Integrating Auxiliary Indicators
Change detection becomes even more meaningful when linked to socioeconomic and ecological indicators. For example, overlaying population density or heat vulnerability indices derived from health data can reveal whether communities with limited resources are disproportionately exposed to rising LST. Similarly, comparing temperature change with vegetative fraction or albedo trends allows analysts to tie the warming signal directly to landscape modifications. According to the NOAA National Centers for Environmental Information, urbanized counties in the United States have added 14 to 20 additional heat wave days over the past 50 years; LST change analysis pinpoints the spatial distribution of this exposure.
Best Practices for Reporting
- Provide Metadata: Document sensor type, processing workflow, date range, and correction methods.
- Report Confidence Levels: Express temperature change alongside uncertainty ranges or confidence weights, mirroring the calculator’s weighting approach.
- Visualize Temporal Trajectories: Charts that show annual change help reveal non-linear trends, such as accelerated warming after a drought.
- Highlight Interventions: When analyzing mitigation projects, benchmark LST before and after interventions to quantify effectiveness.
Public agencies, including USGS.gov, recommend referencing both absolute and relative change to communicate context clearly.
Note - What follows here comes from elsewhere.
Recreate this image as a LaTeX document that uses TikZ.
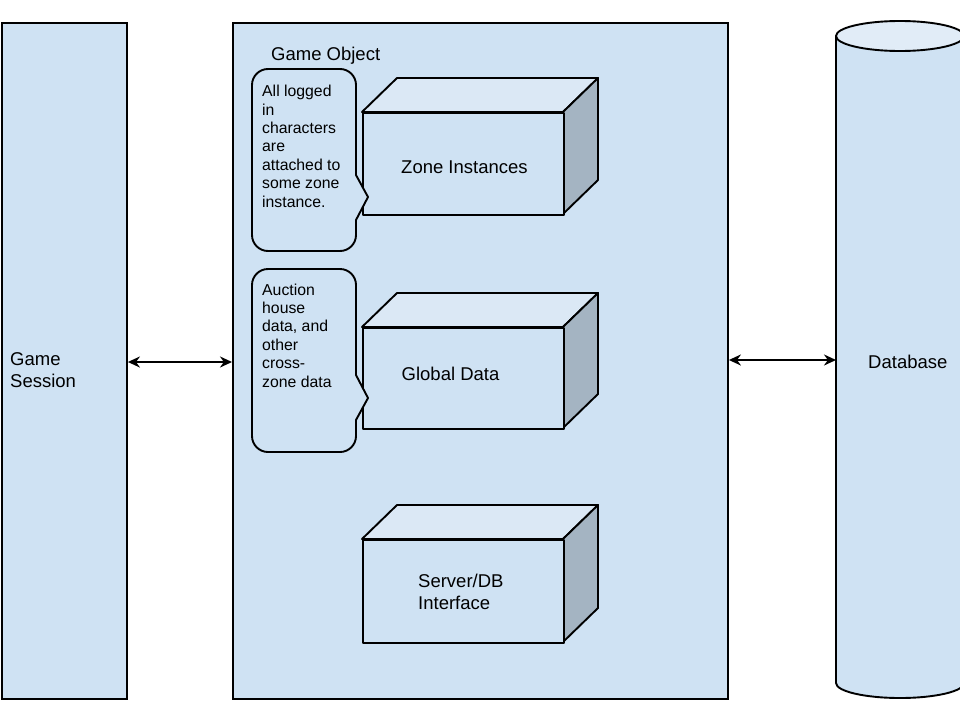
\documentclass[tikz,border=0pt]{standalone}
\usepackage{fontspec}
\setmainfont{Liberation Sans}
\usetikzlibrary{arrows.meta}
\definecolor{lblue}{HTML}{CFE2F3}
\definecolor{ltop}{HTML}{DBE8F5}
\definecolor{lside}{HTML}{A4B4C2}
\definecolor{cyltop}{HTML}{E1ECF7}
\tikzset{
  big/.style={font=\fontsize{18.5}{21.5}\selectfont, inner sep=0pt, anchor=base west, align=left},
  small/.style={font=\fontsize{15.8}{18.4}\selectfont, inner sep=0pt, anchor=base west, align=left},
  panel/.style={draw=black, line width=1.9pt, fill=lblue, inner sep=0pt},
  face/.style={draw=black, line width=1.9pt, line join=round},
  link/.style={line width=2.2pt, {Stealth[length=12pt,width=11pt]}-{Stealth[length=12pt,width=11pt]}},
  bubble/.style={draw=black, line width=1.9pt, fill=lblue, line join=round}
}
\begin{document}
\begin{tikzpicture}[x=1pt,y=-1pt]
\useasboundingbox (0,0) rectangle (960,720);
% panels
\node[panel, minimum width=125pt, minimum height=676pt, anchor=north west] (gs) at (1,22) {};
\node[panel, minimum width=495pt, minimum height=676pt, anchor=north west] (go) at (232,22) {};
% database cylinder
\filldraw[face, fill=lblue] (836,36) -- (836,683) arc[start angle=180, end angle=360, x radius=64pt, y radius=15pt] -- (964,36) -- cycle;
\filldraw[face, fill=cyltop] (900,36) ellipse[x radius=64pt, y radius=15pt];
\node[inner sep=0pt, minimum width=128pt, minimum height=647pt, anchor=north west] (db) at (836,36) {};
% texts
\node[big] (golabel) at (271,60) {Game Object};
\node[big] (gslabel) at (10,387) {Game\\Session};
\node[big] (dblabel) at (868,368) {Database};
% connectors
\draw[link] (gs.east |- 0,362) coordinate (a1) -- (go.west |- a1) coordinate (a2);
\draw[link] (go.east |- 0,360) coordinate (b1) -- (db.west |- b1) coordinate (b2);
% 3D boxes
\foreach \n/\t/\b in {zi/112/214, gd/327/428, sd/539/642}{
  \filldraw[face, fill=ltop] (362,\t) -- (397,\t-34) -- (598,\t-34) -- (563,\t) -- cycle;
  \filldraw[face, fill=lside] (563,\t) -- (598,\t-34) -- (598,\b-34) -- (563,\b) -- cycle;
  \node[panel, line join=round, minimum width=201pt, minimum height=\b-\t, anchor=north west] (\n) at (362,\t) {};
}
\node[big] (zitext) at (401,173) {Zone Instances};
\node[big] (gdtext) at (401.5,380) {Global Data};
\node[big] (sdtext) at (418,609) {Server/DB\\Interface};
% callouts
\filldraw[bubble] (356,220) [rounded corners=16pt] -- (356,251) -- (252,251) -- (252,69) -- (356,69) [sharp corners] -- (356,175) -- (368,197) -- cycle;
\node[small] (c1) at (262,207) {All logged\\in\\characters\\are\\attached to\\some zone\\instance.};
\filldraw[bubble] (356,420) [rounded corners=16pt] -- (356,452) -- (252,452) -- (252,269) -- (356,269) [sharp corners] -- (356,375) -- (368,398) -- cycle;
\node[small] (c2) at (262,387) {Auction\\house\\data, and\\other\\cross-\\zone data};
\end{tikzpicture}
\end{document}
A 2 °C increase may sound small, but when baseline variability is only ±0.5 °C, the shift represents a significant outlier with meaningful ecological implications.
Future Directions
Advancements in thermal sensing, such as higher-resolution infrared constellations and machine learning for atmospheric correction, will improve change detection fidelity. Researchers are also integrating LST with evapotranspiration, soil moisture, and building energy models to better capture the full energy balance. As climate change accelerates, rapid assessment tools like the calculator presented here empower planners and scientists to evaluate local thermal dynamics without waiting for lengthy processing cycles.
Ultimately, calculating change on land surface temperature is not an isolated exercise but an entry point into integrated climate resilience planning. By combining sound physics, trustworthy data, and transparent reporting, decision-makers can prioritize cooling strategies, safeguard public health, and document the outcomes of adaptive measures. Whether you are an urban planner, ecologist, or data scientist, the techniques above offer a robust path to quantifying the surface heat trends shaping our future.